Scott received a bachelor's degree in government from Lamar University in 1970. During his college years, Scott had worked for a railroad construction and engineering business associated with the Kansas City Southern Railroad. In 1975, he and his brother, Dick, went into business on their own with $3,500 and a pickup truck. Three decades later, they sold about 65 percent of their business, Trans-Global Solutions Inc. to Kinder Morgan Energy Partners L.P. for about $245 million.
“I really look forward to this opportunity to serve,” Scott told Lamar officials, faculty and staff and community leaders gathered for the occasion. “When I graduated from Lamar back in 1970, I think it gave me the tools to get started in business. My brother and I have enjoyed participating in this community.”

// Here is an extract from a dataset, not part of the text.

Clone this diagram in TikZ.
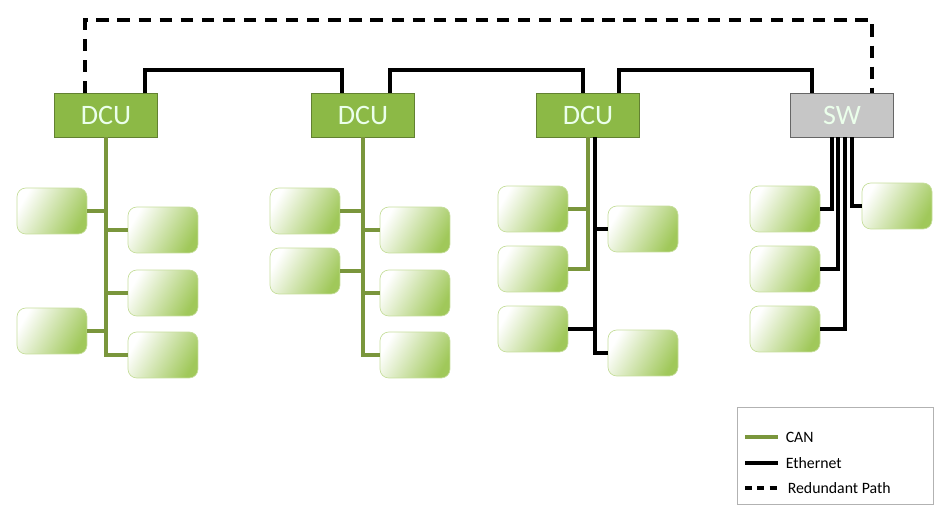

Chancellor McCall noted that Scott is becoming a regent for a system that is the oldest in Texas – celebrating 100 years this year and with 77,000 students and 17,000 faculty and staff. “It’s the little engine that could with a great story that I’m so proud to tell,” said McCall.
“I am pleased that a Lamar graduate is joining our board, replacing another Lamar graduate – as it should be. We’re delighted and look forward to working with you.” Scott succeeds Michael Truncale, who resigned from the board to seek public office.
Scott is a member of the West Gulf Maritime Association, International Dry Bulk Terminals Society, and American Short Line and Regional Railroad Association. Scott has strong ties to the university. He is a member of the Lamar University College of Business Board of Advisors, Comprehensive Campaign Cabinet and Lamar University Foundation board.
Scott and his wife, Gay, who holds a B.B.A. in accounting from Lamar, established the Nita Mixon Scott and Edna Taylor Duckworth Presidential Scholarship in Visual and Performing Art at Lamar University in honor of their mothers, and the Dewitt Scott and Joe Thomas Duckworth Presidential Scholarship in Business in honor of their fathers. The Scotts were the 2008 Le Grand Bal honorees at the College of Fine Arts and Communication’s annual fundraiser hosted by the LU Friends of the Arts.
Scott’s community involvement includes service on boards of the Texas Energy Museum, Symphony of Southeast Texas, and Jefferson and Orange County Board of Pilot Commissioners. He is also a past president and executive board member of the Boy Scouts of America Three Rivers Council. Scott also is a member of the board of Catholic Charities of Southeast Texas.
The Board of Regents is the governing body of The Texas State University System and its eight component institutions. The board's nine members vote on a variety of issues that affect the system, component institutions, faculty and students, including academic programs, system policies, budgets, and tuition and fees. Regents serve six-year terms unless they are appointed to fill a mid-term vacancy.
The chancellor used the occasion to praise Lamar University. “It’s a delight to be on this campus. It always is,” he said. “It’s always great to be around President Simmons because I see on this campus what can be done (and) how it should be done . . . We learn from you constantly. Thanks for what you do and how you do it.”